Intanto i Tre Oci sono in vendita. Colpa di un’ altra Fondazione dissipatrice che con l’acqua alla gola è costretta a far cassa. La città insorge ma il sindaco non sente. E’ la cassa che detta legge, la cultura seguirà. Se seguirà.


Ma nel frattempo preme il fronte immobiliare, quello che si coniuga col turismo trainato dalle grandi navi a Marghera, dove esistono suoli che reclamano investimenti. L’assist viene dal vertice di Confindustria che insiste per la conversione dei suoli industriali in pregevole waterfront urbano.
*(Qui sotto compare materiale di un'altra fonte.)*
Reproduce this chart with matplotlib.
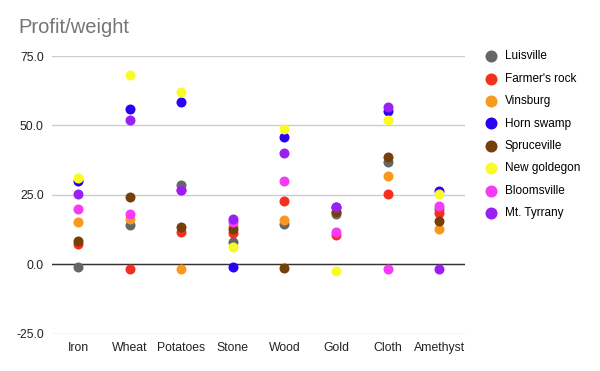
import numpy as np
import matplotlib.pyplot as plt

plt.rcParams['font.family'] = ['Liberation Sans', 'DejaVu Sans']

categories = ['Iron', 'Wheat', 'Potatoes', 'Stone', 'Wood', 'Gold', 'Cloth', 'Amethyst']

luisville = [-0.9, 14.1, 28.6, 7.9, 14.4, 18.1, 36.9, 20.0]
farmers_rock = [7.3, -1.8, 11.7, 11.3, 23.0, 10.7, 25.2, 18.6]
vinsburg = [15.2, 16.2, -1.6, 14.0, 15.9, 18.9, 31.8, 12.8]
horn_swamp = [30.1, 56.1, 58.5, -1.1, 45.7, 20.7, 55.1, 26.5]
spruceville = [8.3, 24.1, 13.5, 12.6, -1.3, 18.9, 38.5, 15.7]
new_goldegon = [31.2, 68.1, 61.9, 6.4, 48.7, -2.3, 51.8, 25.4]
bloomsville = [20.1, 18.2, 26.8, 15.1, 30.2, 11.6, -1.6, 21.2]
mt_tyrrany = [25.2, 52.1, 26.8, 16.4, 40.1, 20.7, 56.8, -1.6]

series = [
    ('Luisville', luisville, '#666666'),
    ("Farmer's rock", farmers_rock, '#f3301f'),
    ('Vinsburg', vinsburg, '#f8991f'),
    ('Horn swamp', horn_swamp, '#2b00f5'),
    ('Spruceville', spruceville, '#763f0a'),
    ('New goldegon', new_goldegon, '#fafa27'),
    ('Bloomsville', bloomsville, '#f63af5'),
    ('Mt. Tyrrany', mt_tyrrany, '#9a1ff2'),
]

fig = plt.figure(figsize=(6, 3.71), dpi=100)
ax = fig.add_axes([0.087, 0.1, 0.688, 0.749])

x = np.arange(len(categories))
for i, (name, vals, col) in enumerate(series):
    ax.scatter(x, vals, s=52, color=col, label=name, zorder=3 + i, linewidths=0)

ax.set_xlim(-0.5, len(categories) - 0.5)
ax.set_ylim(-25, 75)
ax.set_yticks([-25, 0, 25, 50, 75])
ax.set_yticklabels(['-25.0', '0.0', '25.0', '50.0', '75.0'])
ax.set_xticks(x)
ax.set_xticklabels(categories)
ax.grid(axis='y', color='#cccccc', linewidth=1)
ax.axhline(0, color='#333333', linewidth=1, zorder=2)
ax.set_axisbelow(True)
for s in ax.spines.values():
    s.set_visible(False)
ax.tick_params(axis='both', length=0, labelsize=8.8, colors='#222222', pad=6)

fig.text(0.03, 0.925, 'Profit/weight', fontsize=14.5, color='#757575', va='center')

fig.legend(loc='upper left', bbox_to_anchor=(0.79, 0.877), frameon=False,
           fontsize=8.5, labelspacing=0.88, handletextpad=0.2, borderaxespad=0,
           markerscale=1.2, scatterpoints=1)

fig.savefig('out.png', dpi=100)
Per l’occasione viene ripescato il Palais Lumière del compianto Pierre Cardin. Una occasione persa? Non proprio. Un bluff dichiarato! Ma tant’è, serve da battistrada.

Chi lo propone è un industriale convertito? No! Un noto immobiliarista urbano, reduce dalla dis-avventura del Vega. Il parallelepipedo che fronteggia l’Expo Acqua di Condotte. Quello sì un vero fiasco nel mezzo di una landa desolata. Poco più in qua dei Pili. Non proprio un caso.


L’idea? Sempre la stessa. Fanghi industriali da tramutare in oro. Secondo una vulgata con molti follower in città.


E l’industria? Di qui la sorpresa. Facciamo come Lione. La Francia va di moda. Prendiamo la seconda metropoli francese con oltre 2 milioni di abitanti. Città d’arte e di industria moderna. Da sempre. Dunque perché no anche Venezia? Il parallelo sinceramente ci sfugge. E’ forse il mix industria turismo che affascina, con vista sul Canale dei petroli anziché sul Rodano?


Venezia da anni attende fiduciosa la famosa industria verde, ora ha anche la ZLS, la logistica speciale. Citazioni di rito che tutti conoscono, cui mancano solo i fatti.


Possiamo avanzare un sospetto? Che sia una candidatura al Recovery Fund, quello del digital e green? Ci auguriamo di no, perché non è dalla polvere dei vecchi cassetti che escono le idee di cui Venezia ha bisogno.